--- Work required ---
The listing below is the input. Say how many of its lines contain "React", giving the number alone.

--- Record excerpts ---
----
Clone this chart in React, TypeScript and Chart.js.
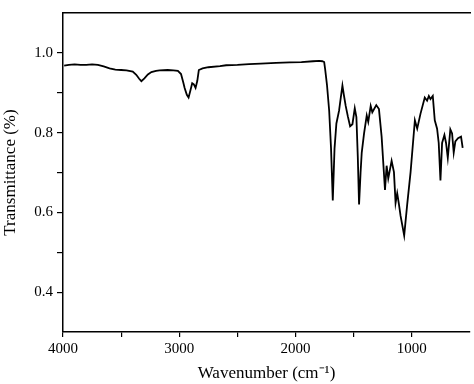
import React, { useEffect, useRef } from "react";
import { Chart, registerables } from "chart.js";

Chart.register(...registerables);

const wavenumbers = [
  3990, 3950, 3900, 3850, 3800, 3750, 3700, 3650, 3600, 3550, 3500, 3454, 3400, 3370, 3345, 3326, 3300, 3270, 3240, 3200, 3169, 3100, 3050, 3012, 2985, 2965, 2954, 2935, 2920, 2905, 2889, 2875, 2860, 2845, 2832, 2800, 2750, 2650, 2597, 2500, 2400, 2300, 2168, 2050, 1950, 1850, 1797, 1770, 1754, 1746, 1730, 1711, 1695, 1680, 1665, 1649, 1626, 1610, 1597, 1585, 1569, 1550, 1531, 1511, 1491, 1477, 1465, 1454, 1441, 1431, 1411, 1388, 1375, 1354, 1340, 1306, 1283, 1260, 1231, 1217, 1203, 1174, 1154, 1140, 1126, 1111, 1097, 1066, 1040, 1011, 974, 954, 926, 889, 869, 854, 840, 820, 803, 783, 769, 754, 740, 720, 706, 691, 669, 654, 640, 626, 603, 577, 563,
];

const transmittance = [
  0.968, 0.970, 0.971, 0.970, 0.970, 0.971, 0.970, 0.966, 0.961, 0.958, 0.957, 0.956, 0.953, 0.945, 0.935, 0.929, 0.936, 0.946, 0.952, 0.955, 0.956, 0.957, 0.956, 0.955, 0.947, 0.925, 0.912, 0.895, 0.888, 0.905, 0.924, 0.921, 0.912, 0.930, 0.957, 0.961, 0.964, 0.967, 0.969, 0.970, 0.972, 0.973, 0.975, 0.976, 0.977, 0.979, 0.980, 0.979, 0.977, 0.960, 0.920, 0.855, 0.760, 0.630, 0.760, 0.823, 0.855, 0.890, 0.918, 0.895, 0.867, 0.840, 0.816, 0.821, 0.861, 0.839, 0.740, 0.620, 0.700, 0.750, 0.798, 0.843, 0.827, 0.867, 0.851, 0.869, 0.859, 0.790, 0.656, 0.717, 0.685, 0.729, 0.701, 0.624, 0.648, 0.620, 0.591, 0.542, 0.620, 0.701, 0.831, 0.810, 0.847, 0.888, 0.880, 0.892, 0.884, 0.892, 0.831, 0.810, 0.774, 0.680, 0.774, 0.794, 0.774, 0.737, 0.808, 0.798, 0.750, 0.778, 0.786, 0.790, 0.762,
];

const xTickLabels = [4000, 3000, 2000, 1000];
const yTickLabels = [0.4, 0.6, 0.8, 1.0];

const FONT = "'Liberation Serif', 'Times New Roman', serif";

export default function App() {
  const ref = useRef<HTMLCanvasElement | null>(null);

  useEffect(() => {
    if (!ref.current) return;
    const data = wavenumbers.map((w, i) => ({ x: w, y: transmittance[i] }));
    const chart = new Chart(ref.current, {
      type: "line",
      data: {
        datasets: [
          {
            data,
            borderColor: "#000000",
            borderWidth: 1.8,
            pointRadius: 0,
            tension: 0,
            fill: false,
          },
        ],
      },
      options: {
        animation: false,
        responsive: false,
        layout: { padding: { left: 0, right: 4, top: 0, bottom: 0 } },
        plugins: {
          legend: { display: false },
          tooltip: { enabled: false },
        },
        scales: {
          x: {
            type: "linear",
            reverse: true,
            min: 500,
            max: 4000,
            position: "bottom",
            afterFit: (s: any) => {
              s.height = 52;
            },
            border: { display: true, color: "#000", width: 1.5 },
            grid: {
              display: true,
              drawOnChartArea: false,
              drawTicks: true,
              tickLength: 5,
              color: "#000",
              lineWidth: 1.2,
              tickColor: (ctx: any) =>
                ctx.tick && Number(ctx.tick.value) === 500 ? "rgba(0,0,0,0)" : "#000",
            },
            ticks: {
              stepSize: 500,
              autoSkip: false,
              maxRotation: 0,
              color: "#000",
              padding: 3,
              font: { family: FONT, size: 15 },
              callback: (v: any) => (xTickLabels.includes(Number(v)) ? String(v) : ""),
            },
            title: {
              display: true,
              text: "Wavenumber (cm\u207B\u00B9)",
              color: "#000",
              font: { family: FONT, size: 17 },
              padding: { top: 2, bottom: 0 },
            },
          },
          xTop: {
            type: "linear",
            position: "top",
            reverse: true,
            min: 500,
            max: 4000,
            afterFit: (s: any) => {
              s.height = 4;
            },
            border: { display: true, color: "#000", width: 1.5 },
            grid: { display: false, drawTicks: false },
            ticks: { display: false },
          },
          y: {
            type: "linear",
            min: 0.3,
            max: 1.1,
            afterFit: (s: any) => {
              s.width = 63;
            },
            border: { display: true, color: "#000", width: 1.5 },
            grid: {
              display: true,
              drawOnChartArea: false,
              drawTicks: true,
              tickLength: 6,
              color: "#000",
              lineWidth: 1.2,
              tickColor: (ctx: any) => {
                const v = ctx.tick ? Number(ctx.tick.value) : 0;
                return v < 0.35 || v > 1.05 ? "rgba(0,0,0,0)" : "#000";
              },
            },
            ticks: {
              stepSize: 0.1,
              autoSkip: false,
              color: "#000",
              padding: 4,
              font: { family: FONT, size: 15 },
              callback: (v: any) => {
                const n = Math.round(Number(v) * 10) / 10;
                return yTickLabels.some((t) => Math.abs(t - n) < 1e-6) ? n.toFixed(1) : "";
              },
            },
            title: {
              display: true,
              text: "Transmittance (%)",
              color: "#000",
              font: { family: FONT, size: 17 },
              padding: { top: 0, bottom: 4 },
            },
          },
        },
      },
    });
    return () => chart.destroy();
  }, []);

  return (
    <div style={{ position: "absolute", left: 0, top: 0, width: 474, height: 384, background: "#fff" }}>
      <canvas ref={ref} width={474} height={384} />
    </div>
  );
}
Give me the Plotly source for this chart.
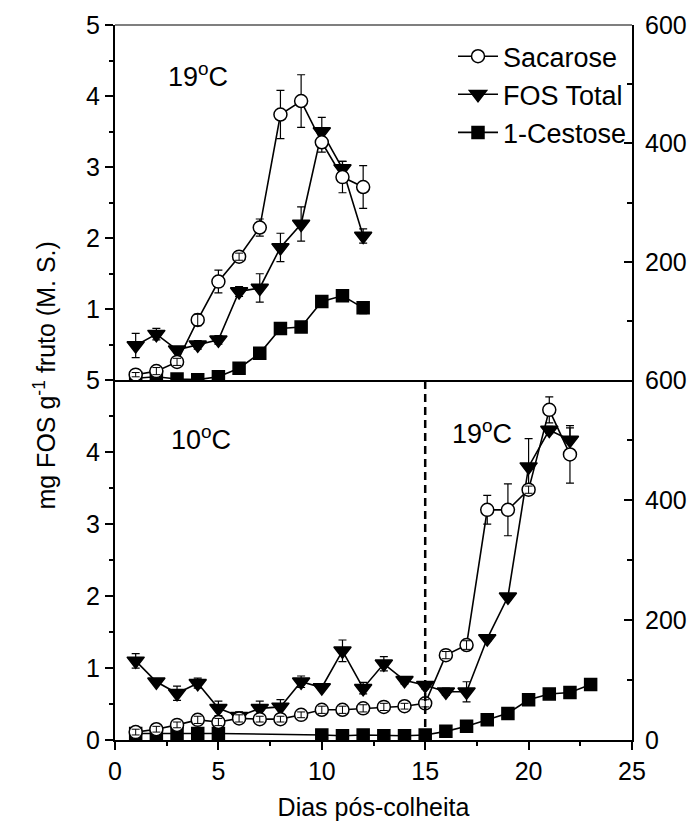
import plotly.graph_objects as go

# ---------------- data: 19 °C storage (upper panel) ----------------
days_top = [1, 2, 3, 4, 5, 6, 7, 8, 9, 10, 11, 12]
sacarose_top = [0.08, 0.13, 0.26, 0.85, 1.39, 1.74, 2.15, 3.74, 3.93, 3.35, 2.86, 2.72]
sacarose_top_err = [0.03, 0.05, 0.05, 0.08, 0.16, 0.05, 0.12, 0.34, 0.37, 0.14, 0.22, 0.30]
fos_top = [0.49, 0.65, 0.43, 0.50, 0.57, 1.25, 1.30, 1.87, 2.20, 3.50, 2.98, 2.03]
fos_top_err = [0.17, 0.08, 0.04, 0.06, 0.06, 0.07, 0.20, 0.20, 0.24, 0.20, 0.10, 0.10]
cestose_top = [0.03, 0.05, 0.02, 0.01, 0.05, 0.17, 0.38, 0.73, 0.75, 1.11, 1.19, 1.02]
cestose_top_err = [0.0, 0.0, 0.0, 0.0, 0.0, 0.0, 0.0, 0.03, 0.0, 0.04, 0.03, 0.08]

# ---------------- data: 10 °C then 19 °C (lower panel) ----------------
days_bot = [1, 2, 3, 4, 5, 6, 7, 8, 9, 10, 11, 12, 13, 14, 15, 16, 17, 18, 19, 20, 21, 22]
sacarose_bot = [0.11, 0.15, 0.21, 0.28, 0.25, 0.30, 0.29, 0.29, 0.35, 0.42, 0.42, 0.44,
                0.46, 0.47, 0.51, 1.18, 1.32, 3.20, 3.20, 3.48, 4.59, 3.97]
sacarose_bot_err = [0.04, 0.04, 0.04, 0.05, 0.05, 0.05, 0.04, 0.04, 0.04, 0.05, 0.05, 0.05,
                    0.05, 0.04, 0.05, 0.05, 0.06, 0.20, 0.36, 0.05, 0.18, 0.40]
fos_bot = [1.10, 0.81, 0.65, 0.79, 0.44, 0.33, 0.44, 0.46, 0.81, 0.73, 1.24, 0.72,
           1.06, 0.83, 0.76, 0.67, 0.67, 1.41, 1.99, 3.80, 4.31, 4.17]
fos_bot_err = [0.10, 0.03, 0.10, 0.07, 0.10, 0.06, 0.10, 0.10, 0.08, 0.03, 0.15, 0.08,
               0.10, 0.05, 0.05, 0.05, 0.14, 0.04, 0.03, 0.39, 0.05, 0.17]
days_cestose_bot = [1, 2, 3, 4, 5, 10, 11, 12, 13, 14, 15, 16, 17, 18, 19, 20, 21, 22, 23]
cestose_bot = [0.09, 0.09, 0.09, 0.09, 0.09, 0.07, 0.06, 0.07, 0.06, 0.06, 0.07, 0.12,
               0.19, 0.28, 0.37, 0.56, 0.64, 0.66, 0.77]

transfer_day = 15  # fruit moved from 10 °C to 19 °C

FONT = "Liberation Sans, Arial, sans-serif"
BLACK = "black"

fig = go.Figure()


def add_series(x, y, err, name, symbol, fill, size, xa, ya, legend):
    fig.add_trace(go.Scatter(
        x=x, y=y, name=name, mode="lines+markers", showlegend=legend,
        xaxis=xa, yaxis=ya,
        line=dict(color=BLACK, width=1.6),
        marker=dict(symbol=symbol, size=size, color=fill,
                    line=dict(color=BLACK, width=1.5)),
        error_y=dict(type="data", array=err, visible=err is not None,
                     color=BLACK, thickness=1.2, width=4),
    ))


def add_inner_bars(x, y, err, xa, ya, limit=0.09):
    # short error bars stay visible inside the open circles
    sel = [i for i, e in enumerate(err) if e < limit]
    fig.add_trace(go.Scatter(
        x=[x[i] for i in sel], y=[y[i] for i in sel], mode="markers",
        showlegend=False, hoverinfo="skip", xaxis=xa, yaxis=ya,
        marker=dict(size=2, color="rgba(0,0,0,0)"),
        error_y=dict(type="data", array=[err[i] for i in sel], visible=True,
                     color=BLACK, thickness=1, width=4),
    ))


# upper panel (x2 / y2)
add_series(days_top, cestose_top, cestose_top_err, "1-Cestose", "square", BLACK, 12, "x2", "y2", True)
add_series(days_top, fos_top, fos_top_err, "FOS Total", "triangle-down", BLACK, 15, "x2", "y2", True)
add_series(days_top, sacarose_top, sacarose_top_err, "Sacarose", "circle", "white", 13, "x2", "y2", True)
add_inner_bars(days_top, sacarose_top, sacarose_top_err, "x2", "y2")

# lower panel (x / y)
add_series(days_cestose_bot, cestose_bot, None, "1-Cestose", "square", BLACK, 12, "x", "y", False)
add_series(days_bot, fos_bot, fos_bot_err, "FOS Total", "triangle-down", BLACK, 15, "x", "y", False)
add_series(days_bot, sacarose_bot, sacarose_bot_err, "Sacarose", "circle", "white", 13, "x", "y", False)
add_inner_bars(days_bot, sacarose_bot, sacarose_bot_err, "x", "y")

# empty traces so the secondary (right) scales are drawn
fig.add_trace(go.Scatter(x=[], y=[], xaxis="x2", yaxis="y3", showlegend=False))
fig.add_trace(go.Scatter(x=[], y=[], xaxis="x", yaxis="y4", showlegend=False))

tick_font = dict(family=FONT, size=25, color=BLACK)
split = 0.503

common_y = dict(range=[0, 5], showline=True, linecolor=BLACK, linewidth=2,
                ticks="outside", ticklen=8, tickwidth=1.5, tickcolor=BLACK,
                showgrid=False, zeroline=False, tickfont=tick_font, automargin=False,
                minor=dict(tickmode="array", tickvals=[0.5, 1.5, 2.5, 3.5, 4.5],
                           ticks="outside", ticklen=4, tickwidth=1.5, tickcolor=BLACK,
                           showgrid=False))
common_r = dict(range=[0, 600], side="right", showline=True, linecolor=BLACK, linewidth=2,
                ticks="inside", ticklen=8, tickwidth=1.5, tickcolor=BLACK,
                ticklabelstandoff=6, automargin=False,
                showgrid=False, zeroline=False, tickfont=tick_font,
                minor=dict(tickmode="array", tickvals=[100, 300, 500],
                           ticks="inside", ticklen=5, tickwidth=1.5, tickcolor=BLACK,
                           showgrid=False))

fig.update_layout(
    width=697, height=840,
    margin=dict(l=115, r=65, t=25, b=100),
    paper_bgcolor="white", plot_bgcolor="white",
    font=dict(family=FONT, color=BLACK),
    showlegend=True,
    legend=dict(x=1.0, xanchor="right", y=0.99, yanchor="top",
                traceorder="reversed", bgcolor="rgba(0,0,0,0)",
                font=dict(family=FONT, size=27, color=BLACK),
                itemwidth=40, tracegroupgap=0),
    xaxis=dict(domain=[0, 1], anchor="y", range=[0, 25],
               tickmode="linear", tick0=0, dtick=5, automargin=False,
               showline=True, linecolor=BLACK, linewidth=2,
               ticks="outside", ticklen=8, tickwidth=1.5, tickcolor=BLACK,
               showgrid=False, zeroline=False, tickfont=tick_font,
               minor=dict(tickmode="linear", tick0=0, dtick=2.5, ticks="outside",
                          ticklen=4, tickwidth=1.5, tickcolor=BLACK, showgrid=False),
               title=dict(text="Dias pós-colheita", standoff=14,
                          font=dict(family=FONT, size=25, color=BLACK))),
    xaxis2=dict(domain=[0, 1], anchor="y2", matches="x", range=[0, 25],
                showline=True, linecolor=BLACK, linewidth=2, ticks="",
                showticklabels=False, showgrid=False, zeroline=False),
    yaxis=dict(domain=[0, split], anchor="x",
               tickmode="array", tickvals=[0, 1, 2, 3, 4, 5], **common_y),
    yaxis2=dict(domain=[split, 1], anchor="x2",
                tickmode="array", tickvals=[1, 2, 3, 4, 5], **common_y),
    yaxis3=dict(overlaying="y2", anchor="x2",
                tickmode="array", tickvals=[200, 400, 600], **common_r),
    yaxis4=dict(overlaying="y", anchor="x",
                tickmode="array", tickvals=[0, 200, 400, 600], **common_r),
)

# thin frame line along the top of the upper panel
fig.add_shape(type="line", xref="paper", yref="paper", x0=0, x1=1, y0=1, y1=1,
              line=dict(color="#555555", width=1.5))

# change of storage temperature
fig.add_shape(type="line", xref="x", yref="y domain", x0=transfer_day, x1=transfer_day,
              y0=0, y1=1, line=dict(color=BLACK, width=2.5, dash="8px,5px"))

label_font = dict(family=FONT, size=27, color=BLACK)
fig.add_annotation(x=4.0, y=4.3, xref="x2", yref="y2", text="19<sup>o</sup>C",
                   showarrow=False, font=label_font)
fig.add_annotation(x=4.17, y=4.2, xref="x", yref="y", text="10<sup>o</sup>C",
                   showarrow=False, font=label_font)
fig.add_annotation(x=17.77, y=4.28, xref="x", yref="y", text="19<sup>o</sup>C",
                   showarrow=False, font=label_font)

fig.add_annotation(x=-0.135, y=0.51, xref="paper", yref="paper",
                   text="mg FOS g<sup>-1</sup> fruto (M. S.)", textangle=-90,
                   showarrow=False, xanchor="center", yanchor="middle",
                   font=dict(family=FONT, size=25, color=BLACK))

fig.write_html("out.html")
----
--- Written response ---
2